— start Data lines —
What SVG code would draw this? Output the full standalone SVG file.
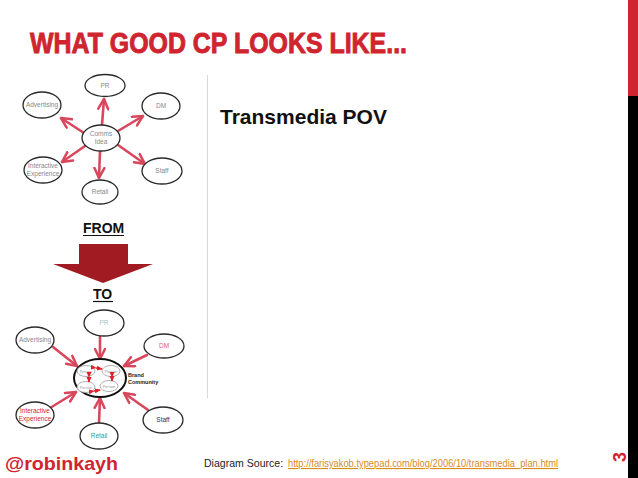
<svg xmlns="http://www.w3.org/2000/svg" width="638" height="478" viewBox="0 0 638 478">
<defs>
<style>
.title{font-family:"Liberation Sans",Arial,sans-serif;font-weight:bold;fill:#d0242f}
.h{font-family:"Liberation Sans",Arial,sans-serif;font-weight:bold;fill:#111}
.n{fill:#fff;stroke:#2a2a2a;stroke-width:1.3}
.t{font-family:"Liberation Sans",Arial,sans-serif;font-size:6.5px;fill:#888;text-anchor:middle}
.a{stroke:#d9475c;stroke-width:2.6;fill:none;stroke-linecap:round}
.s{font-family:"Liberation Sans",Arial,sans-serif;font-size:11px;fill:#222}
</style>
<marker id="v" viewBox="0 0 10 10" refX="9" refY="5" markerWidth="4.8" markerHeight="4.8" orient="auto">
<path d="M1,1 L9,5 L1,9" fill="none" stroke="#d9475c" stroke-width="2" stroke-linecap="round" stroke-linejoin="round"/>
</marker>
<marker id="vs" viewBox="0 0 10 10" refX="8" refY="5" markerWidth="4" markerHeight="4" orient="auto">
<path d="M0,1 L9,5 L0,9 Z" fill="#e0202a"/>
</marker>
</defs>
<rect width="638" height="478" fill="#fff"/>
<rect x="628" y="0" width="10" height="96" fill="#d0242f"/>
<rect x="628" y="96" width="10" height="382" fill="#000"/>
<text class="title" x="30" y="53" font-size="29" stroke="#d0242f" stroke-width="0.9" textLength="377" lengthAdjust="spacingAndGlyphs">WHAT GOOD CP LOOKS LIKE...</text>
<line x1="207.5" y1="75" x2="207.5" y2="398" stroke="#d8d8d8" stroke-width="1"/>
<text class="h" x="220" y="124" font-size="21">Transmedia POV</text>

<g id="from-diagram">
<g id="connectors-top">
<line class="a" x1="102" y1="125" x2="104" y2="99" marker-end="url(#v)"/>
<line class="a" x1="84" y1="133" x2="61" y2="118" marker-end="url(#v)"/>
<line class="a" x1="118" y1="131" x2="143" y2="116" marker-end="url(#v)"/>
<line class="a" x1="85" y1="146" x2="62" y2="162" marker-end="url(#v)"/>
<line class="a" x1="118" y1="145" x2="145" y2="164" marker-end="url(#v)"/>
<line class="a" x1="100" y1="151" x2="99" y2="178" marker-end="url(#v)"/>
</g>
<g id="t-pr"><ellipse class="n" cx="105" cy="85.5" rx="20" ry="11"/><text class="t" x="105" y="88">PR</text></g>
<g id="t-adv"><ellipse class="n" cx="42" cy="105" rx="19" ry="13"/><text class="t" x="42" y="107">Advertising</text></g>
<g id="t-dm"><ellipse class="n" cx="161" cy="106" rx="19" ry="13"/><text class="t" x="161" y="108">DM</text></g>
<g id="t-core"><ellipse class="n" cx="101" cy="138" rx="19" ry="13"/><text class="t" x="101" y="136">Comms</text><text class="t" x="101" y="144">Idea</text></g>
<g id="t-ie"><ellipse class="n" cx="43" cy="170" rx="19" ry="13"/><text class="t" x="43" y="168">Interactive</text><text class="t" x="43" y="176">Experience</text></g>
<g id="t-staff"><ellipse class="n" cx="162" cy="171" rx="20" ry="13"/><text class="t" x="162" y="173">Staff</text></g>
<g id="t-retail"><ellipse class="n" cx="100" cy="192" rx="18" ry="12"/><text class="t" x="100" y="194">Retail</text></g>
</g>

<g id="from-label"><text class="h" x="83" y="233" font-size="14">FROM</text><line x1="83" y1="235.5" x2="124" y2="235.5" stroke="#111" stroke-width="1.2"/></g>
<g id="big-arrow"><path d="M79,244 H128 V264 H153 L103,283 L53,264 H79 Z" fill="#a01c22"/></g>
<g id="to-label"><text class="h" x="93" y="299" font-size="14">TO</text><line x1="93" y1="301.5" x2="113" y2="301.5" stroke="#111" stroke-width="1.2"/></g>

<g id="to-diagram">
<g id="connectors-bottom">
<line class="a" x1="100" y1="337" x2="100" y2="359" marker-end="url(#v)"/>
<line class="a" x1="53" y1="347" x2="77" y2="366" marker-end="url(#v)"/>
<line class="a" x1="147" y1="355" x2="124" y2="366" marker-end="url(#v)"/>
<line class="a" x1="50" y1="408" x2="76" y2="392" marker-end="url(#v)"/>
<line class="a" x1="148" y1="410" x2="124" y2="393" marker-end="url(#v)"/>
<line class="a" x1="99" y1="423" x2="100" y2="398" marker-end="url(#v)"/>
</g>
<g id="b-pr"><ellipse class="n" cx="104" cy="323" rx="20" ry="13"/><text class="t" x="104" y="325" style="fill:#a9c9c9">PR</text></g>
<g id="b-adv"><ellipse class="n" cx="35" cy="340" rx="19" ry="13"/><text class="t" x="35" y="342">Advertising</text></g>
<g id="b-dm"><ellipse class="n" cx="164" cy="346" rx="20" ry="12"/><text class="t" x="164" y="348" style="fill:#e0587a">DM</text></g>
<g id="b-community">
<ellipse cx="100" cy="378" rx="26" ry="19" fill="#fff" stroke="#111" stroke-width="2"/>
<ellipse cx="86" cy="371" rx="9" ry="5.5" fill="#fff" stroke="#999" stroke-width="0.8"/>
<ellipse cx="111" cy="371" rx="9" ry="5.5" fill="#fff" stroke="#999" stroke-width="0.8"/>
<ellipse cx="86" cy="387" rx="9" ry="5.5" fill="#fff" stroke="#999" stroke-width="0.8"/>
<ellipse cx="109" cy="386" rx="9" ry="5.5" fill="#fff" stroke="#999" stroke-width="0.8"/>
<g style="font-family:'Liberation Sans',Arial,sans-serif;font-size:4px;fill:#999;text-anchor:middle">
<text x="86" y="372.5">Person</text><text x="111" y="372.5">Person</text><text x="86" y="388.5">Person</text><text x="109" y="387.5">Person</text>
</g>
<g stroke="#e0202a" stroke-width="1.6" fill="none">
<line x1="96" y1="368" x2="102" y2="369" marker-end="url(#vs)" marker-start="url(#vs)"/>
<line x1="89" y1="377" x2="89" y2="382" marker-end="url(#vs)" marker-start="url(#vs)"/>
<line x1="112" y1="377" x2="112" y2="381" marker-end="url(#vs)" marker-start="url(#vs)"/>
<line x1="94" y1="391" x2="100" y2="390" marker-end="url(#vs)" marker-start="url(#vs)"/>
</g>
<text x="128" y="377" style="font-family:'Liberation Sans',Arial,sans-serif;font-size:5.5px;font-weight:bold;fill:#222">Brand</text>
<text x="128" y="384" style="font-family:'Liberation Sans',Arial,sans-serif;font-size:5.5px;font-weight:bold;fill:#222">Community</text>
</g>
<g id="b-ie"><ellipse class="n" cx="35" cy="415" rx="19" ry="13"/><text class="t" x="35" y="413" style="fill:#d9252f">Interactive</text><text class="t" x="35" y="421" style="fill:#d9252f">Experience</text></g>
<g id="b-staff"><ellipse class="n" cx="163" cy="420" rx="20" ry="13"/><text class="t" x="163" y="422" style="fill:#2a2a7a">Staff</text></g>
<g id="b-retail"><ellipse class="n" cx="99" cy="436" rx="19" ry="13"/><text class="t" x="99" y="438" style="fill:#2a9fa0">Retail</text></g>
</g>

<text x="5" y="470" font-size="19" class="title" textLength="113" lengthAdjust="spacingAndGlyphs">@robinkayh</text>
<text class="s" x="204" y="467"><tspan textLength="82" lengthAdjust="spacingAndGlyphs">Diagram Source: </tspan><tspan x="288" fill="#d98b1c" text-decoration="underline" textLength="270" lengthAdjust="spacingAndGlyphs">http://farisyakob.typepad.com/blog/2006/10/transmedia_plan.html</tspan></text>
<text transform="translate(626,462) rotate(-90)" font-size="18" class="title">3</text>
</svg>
— end Data lines —
— start Data lines —
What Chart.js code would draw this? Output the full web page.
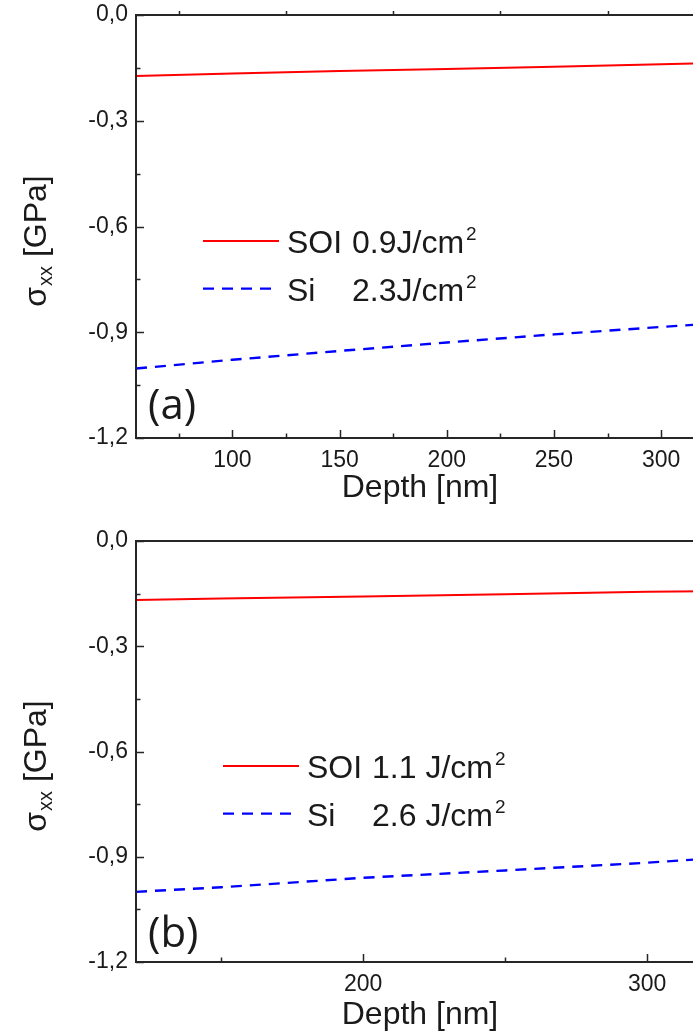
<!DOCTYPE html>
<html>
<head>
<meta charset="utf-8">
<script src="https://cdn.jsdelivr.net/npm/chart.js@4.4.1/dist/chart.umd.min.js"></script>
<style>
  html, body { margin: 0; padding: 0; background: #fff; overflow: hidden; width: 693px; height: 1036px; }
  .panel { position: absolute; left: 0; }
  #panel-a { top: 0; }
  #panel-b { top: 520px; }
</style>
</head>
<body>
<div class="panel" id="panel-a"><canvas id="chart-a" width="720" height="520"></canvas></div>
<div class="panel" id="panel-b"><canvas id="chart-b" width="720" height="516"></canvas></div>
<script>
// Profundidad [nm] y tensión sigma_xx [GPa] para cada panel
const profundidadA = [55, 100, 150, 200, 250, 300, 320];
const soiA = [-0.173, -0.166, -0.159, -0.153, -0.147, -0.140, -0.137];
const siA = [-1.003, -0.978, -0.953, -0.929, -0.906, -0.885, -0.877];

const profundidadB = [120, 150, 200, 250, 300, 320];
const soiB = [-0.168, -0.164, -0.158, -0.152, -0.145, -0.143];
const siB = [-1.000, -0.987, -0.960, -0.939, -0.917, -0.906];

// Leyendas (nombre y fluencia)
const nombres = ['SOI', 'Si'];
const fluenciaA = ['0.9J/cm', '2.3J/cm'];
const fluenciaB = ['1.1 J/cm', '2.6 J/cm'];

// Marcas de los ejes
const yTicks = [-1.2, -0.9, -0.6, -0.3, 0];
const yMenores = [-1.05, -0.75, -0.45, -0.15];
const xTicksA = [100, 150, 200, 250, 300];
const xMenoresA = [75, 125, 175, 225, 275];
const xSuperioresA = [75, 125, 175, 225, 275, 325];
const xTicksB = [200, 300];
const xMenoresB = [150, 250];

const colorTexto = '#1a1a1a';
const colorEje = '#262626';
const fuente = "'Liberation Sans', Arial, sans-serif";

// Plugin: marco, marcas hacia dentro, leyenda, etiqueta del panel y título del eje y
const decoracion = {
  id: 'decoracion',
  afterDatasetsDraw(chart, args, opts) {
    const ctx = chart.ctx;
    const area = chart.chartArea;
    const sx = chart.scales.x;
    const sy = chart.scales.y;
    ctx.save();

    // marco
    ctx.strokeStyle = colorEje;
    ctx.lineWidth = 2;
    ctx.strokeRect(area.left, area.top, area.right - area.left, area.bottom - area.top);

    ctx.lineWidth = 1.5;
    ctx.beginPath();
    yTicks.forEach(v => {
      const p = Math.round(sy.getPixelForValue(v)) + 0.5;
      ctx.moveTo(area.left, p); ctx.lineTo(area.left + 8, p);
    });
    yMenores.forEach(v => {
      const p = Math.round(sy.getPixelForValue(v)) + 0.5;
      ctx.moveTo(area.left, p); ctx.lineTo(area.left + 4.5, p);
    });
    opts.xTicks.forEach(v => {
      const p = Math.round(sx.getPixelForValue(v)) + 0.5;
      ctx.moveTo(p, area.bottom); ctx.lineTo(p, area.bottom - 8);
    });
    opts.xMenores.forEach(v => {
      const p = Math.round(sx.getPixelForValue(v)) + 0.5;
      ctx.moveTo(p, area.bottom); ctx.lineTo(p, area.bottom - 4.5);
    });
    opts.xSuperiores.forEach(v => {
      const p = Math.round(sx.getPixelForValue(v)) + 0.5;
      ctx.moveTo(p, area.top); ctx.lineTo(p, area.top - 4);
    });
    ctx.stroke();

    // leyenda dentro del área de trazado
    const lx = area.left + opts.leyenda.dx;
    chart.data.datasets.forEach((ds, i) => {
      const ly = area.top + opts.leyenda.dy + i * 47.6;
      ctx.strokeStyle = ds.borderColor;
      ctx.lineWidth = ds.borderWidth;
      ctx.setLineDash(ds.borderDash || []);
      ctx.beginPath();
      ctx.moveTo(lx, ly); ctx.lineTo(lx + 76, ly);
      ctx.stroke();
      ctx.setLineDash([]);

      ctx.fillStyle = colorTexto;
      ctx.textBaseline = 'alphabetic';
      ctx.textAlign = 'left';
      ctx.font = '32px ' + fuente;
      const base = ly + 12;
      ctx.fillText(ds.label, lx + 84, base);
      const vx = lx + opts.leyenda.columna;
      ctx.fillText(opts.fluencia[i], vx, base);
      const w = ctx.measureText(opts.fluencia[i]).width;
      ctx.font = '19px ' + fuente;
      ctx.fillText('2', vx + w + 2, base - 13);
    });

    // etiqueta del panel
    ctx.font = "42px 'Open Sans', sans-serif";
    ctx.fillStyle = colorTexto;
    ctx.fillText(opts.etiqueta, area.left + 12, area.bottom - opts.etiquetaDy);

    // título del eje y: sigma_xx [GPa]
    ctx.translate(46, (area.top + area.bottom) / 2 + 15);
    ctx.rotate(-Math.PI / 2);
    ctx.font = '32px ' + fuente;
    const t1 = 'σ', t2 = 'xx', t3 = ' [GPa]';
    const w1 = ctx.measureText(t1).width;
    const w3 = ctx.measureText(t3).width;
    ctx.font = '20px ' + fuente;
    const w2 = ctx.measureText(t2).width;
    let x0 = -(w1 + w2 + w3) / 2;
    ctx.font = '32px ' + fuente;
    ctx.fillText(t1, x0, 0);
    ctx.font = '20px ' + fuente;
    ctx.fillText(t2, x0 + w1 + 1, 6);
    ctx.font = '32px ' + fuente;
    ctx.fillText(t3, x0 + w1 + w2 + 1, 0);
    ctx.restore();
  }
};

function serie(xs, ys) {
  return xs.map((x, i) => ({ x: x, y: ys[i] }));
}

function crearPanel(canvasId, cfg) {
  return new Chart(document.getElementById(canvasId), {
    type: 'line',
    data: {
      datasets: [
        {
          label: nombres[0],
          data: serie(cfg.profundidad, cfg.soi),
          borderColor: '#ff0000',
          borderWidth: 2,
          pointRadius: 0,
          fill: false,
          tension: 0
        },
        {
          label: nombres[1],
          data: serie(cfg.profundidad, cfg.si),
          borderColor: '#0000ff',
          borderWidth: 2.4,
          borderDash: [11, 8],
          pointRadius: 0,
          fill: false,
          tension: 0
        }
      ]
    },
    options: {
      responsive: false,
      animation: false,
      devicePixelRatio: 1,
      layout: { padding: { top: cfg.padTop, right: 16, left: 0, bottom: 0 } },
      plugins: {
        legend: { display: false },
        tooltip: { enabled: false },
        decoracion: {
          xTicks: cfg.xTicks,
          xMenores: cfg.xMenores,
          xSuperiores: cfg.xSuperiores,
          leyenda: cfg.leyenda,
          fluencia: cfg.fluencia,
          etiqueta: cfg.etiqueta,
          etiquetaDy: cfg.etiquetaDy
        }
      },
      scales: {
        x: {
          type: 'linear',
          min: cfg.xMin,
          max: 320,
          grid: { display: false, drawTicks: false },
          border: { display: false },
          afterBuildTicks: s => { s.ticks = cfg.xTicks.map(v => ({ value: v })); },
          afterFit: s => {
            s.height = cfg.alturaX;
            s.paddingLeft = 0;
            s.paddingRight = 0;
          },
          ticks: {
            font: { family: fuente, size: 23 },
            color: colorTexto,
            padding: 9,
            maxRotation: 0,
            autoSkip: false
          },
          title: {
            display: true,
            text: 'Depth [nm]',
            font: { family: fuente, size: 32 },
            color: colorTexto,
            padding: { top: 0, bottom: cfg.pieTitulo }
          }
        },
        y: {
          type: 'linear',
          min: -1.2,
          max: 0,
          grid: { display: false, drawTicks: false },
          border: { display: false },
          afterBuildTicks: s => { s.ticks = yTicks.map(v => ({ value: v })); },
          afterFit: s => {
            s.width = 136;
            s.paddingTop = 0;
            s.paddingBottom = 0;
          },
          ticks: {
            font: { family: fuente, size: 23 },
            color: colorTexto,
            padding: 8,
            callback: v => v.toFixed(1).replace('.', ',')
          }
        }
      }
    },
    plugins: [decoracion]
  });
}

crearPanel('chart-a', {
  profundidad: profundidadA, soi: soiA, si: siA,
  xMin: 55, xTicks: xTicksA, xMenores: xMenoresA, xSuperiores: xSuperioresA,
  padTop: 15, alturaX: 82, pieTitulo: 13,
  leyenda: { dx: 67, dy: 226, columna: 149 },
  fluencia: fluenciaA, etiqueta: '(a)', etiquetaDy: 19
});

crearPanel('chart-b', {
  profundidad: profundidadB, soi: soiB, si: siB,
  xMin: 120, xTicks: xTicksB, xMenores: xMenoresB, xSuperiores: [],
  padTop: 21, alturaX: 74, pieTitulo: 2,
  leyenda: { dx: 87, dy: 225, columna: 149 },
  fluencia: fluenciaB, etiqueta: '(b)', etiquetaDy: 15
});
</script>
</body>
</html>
— end Data lines —
— start Data lines —
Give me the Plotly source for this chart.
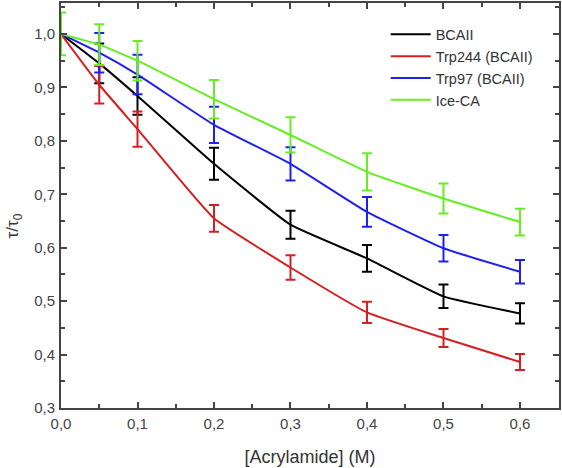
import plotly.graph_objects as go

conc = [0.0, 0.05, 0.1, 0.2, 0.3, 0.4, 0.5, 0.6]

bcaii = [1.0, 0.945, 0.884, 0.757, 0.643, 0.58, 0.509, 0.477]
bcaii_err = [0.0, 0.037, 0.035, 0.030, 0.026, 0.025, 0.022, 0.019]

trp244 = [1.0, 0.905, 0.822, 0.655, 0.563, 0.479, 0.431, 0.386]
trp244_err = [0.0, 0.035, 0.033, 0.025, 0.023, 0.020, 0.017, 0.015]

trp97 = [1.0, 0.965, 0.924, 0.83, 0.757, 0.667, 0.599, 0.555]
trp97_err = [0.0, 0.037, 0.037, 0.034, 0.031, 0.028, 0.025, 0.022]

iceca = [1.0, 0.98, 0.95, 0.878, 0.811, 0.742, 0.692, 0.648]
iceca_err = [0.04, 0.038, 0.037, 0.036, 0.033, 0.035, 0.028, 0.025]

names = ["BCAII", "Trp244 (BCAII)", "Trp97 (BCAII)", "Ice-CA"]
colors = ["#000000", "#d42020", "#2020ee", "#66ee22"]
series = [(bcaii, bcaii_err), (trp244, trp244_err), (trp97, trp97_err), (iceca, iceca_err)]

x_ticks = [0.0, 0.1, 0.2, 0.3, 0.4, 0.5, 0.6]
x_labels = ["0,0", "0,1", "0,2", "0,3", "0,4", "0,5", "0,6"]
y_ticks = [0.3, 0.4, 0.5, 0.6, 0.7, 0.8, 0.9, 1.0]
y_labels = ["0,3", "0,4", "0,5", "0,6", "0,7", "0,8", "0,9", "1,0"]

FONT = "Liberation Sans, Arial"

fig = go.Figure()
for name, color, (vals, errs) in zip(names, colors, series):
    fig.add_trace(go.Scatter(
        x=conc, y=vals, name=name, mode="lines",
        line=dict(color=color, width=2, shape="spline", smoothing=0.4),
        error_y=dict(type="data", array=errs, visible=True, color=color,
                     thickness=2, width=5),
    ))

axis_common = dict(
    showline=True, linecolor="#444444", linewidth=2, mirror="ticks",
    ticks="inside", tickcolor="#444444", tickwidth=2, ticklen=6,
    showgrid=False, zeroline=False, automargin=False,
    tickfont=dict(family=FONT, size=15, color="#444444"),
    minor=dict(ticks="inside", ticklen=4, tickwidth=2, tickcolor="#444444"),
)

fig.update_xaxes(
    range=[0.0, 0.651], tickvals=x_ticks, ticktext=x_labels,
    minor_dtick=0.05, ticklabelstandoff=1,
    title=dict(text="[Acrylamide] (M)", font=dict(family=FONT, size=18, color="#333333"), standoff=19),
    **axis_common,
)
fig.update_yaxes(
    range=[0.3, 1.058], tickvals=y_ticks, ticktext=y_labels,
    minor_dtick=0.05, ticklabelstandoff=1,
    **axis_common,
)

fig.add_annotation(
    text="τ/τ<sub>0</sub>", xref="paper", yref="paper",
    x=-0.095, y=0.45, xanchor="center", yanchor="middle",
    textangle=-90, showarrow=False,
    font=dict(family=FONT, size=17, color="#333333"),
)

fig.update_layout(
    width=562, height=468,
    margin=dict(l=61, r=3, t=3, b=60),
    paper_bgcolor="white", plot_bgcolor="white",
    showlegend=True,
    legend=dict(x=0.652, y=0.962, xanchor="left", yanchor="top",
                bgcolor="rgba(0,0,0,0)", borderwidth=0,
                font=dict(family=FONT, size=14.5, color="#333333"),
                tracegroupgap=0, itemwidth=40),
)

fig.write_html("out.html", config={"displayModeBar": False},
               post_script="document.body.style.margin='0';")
— end Data lines —
▶ **What you are asked to do**:
Of the lines above, quote exactly those from the one with "Give me the Plotly source for this chart." through the one with "0.025, 0.022, 0.019]", ends included; pictures stay out.

▶ **Response to the task**:
Give me the Plotly source for this chart.
import plotly.graph_objects as go

conc = [0.0, 0.05, 0.1, 0.2, 0.3, 0.4, 0.5, 0.6]

bcaii = [1.0, 0.945, 0.884, 0.757, 0.643, 0.58, 0.509, 0.477]
bcaii_err = [0.0, 0.037, 0.035, 0.030, 0.026, 0.025, 0.022, 0.019]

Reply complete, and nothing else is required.